§ **The problem**
Your output must consist solely of the lines from the "Generate a web" line through the "ctx.fillText(note, g.x + 24, 57);" line, exactly as written, without images.
======== Data extract
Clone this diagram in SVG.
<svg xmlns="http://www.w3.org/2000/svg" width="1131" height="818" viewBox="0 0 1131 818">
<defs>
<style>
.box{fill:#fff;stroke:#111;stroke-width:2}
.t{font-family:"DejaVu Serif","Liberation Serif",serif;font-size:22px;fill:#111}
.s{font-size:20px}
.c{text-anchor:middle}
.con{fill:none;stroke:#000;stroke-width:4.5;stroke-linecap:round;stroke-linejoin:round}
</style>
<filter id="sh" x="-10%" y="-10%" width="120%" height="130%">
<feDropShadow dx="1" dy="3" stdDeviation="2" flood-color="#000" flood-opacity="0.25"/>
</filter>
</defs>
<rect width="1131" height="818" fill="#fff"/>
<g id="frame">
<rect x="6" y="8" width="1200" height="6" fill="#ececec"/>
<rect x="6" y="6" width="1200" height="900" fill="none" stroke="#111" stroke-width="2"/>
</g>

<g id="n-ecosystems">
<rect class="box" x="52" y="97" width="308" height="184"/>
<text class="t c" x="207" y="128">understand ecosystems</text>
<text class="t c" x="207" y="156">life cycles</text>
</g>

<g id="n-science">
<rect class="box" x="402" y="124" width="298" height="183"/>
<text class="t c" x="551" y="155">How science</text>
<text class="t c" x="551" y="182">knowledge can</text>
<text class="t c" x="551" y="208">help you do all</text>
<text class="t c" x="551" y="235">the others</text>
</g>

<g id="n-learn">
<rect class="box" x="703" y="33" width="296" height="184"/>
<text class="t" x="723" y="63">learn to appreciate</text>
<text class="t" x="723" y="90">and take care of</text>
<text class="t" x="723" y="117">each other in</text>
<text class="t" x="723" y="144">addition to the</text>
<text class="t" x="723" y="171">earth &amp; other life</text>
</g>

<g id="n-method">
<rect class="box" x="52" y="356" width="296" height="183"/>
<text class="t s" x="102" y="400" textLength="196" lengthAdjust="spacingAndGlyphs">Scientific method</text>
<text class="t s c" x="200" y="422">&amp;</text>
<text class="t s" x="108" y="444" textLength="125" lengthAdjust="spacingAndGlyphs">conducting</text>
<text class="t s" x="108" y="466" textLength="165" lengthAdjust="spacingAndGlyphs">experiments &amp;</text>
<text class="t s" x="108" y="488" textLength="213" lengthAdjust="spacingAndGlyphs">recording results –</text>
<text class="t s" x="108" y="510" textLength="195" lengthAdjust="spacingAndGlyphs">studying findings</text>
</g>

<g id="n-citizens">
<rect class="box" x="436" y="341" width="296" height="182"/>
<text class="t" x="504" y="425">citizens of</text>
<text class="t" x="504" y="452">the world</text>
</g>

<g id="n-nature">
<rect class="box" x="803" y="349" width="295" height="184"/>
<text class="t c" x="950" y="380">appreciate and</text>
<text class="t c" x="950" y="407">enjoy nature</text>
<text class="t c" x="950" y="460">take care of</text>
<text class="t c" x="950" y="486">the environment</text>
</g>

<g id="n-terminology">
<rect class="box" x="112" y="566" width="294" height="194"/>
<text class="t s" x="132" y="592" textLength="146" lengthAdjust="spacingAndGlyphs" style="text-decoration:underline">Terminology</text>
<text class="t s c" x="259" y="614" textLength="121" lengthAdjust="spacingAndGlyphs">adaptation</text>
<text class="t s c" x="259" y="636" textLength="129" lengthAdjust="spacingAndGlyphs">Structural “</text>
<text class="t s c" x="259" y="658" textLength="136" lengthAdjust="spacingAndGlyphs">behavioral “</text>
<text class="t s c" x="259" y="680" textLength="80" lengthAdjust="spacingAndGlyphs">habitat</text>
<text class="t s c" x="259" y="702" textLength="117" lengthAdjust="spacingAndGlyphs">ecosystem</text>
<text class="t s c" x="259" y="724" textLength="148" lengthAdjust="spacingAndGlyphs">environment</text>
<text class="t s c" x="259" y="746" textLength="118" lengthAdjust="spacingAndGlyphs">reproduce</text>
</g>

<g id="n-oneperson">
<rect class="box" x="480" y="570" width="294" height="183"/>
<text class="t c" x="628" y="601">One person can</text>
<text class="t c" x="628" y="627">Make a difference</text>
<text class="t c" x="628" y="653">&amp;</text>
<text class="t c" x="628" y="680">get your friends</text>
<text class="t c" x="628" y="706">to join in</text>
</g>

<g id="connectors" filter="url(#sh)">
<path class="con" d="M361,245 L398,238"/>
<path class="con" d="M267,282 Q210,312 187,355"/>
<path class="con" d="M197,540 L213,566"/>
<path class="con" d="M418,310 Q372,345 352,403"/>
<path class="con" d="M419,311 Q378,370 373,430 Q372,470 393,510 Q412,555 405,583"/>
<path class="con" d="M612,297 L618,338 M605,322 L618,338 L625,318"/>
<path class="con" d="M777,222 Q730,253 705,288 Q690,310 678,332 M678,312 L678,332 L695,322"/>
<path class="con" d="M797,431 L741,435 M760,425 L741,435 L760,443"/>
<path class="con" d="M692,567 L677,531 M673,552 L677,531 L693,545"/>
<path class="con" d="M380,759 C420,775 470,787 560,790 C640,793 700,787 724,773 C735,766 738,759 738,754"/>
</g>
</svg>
================
======== Data extract
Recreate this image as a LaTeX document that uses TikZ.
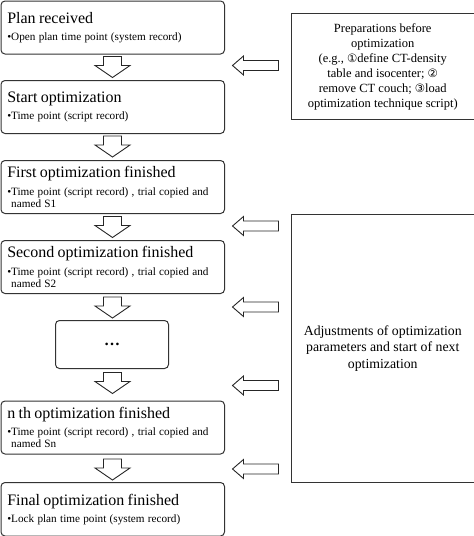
================
======== Data extract
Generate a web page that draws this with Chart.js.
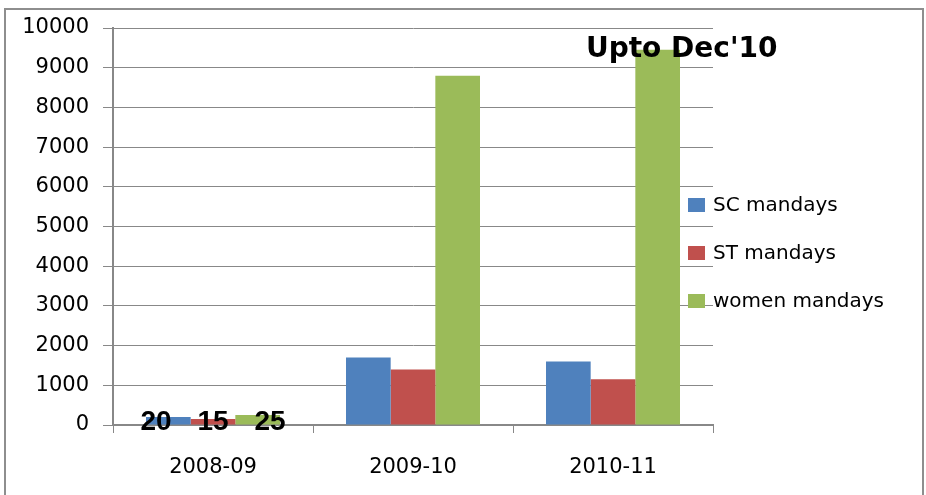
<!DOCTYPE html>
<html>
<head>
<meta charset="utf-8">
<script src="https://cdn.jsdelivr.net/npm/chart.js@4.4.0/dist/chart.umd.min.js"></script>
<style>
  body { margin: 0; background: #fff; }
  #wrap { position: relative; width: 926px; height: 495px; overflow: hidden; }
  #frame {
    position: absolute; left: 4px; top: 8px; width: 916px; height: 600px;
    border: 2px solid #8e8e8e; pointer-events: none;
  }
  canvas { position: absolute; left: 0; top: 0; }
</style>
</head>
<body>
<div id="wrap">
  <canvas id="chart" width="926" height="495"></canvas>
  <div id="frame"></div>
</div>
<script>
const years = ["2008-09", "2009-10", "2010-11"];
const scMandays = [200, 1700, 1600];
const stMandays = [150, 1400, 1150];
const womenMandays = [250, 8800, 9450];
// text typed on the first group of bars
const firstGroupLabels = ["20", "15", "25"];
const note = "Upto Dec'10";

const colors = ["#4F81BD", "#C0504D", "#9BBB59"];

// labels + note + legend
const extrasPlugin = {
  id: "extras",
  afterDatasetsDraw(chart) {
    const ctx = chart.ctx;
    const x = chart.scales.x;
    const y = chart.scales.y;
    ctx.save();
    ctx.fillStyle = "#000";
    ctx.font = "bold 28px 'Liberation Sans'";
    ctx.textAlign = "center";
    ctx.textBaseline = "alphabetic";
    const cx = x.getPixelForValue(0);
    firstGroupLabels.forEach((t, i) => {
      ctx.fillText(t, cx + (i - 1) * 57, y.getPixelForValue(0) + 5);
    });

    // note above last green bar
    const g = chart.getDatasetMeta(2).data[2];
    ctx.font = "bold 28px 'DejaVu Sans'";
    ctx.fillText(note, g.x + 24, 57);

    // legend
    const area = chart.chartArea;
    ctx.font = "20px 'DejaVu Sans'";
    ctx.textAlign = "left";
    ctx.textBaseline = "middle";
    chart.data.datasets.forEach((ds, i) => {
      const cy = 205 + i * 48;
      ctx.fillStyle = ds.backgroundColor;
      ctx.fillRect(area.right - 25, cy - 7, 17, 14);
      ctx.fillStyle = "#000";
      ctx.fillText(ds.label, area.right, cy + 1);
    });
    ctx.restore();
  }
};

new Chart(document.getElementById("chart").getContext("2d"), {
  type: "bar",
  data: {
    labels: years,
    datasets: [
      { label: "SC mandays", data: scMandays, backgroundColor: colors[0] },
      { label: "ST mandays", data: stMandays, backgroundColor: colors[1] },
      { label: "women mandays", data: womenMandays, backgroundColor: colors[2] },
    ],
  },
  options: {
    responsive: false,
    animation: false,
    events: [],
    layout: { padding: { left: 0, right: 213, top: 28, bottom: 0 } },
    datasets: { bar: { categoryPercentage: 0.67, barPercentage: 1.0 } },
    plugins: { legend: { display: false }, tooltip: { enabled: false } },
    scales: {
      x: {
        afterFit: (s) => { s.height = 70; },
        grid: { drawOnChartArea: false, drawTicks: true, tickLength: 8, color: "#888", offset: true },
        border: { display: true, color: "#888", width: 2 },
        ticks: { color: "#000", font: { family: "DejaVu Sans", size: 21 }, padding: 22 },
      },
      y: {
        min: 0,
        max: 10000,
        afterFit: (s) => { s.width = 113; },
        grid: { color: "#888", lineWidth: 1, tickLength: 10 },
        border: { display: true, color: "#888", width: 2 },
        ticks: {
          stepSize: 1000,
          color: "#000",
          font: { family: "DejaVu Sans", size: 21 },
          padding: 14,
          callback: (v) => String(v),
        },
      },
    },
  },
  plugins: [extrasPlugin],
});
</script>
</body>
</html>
================
§ **Task result**
Generate a web page that draws this with Chart.js.
<!DOCTYPE html>
<html>
<head>
<meta charset="utf-8">
<script src="https://cdn.jsdelivr.net/npm/chart.js@4.4.0/dist/chart.umd.min.js"></script>
<style>
  body { margin: 0; background: #fff; }
  #wrap { position: relative; width: 926px; height: 495px; overflow: hidden; }
  #frame {
    position: absolute; left: 4px; top: 8px; width: 916px; height: 600px;
    border: 2px solid #8e8e8e; pointer-events: none;
  }
  canvas { position: absolute; left: 0; top: 0; }
</style>
</head>
<body>
<div id="wrap">
  <canvas id="chart" width="926" height="495"></canvas>
  <div id="frame"></div>
</div>
<script>
const years = ["2008-09", "2009-10", "2010-11"];
const scMandays = [200, 1700, 1600];
const stMandays = [150, 1400, 1150];
const womenMandays = [250, 8800, 9450];
// text typed on the first group of bars
const firstGroupLabels = ["20", "15", "25"];
const note = "Upto Dec'10";

const colors = ["#4F81BD", "#C0504D", "#9BBB59"];

// labels + note + legend
const extrasPlugin = {
  id: "extras",
  afterDatasetsDraw(chart) {
    const ctx = chart.ctx;
    const x = chart.scales.x;
    const y = chart.scales.y;
    ctx.save();
    ctx.fillStyle = "#000";
    ctx.font = "bold 28px 'Liberation Sans'";
    ctx.textAlign = "center";
    ctx.textBaseline = "alphabetic";
    const cx = x.getPixelForValue(0);
    firstGroupLabels.forEach((t, i) => {
      ctx.fillText(t, cx + (i - 1) * 57, y.getPixelForValue(0) + 5);
    });

    // note above last green bar
    const g = chart.getDatasetMeta(2).data[2];
    ctx.font = "bold 28px 'DejaVu Sans'";
    ctx.fillText(note, g.x + 24, 57);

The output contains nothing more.